Other jurisdictions follow similar structures with their own timelines. The common thread is that you need documentation ready before you file the complaint. An appeal built on nothing more than “the property was actually occupied” without utility records, a lease, or identification showing the address will not succeed. The best defense against a bad assessment is a well-organized file of occupancy evidence kept from the start of the tax year, not assembled after the bill arrives.
Outstanding vacancy tax liabilities follow the property, not the owner. If you buy a home that carries unpaid vacancy taxes from a previous owner, that debt can become your problem. Before closing on any property in a jurisdiction with a vacancy tax, confirm that all declarations have been filed and all assessments paid. Title searches should flag outstanding municipal tax liens, but not every buyer’s lawyer thinks to check for vacancy-specific assessments as a separate line item.

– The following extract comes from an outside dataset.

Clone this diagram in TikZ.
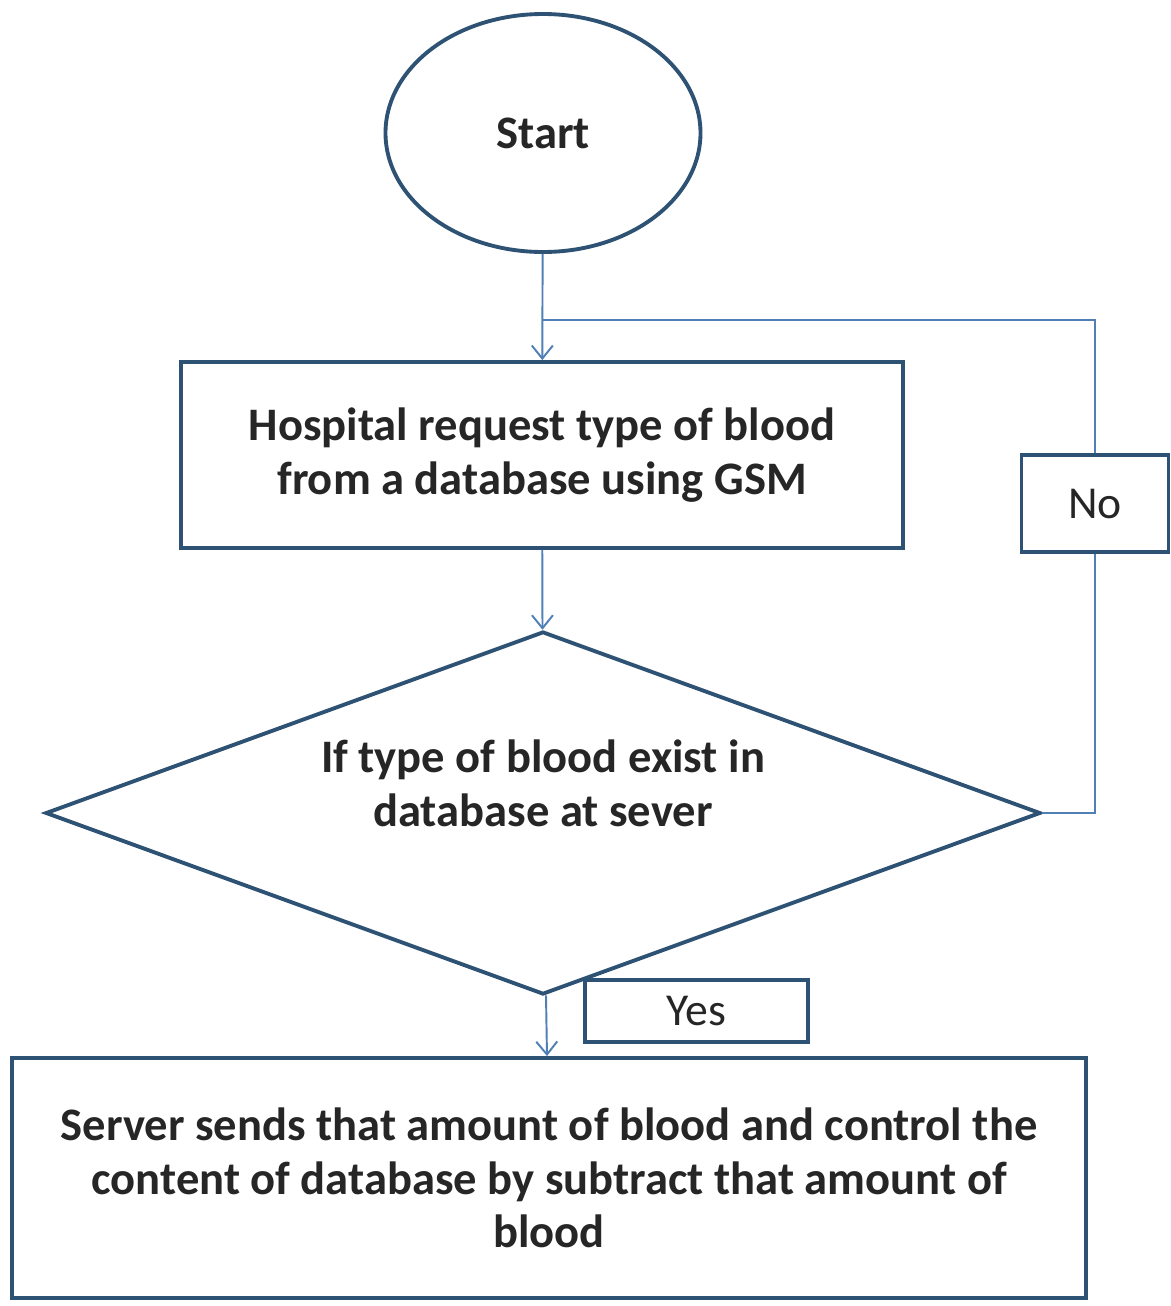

Sellers have their own timing concerns. A property that is sold partway through the year triggers a transfer-of-ownership exemption in most programs, but the seller is still responsible for the declaration covering the portion of the year before the sale. If you sell in July and the property was empty from January through June, the vacancy threshold may already be met for your ownership period. Coordinate with your lawyer to ensure the declaration obligation is addressed in the closing documents rather than forgotten until a bill arrives months later.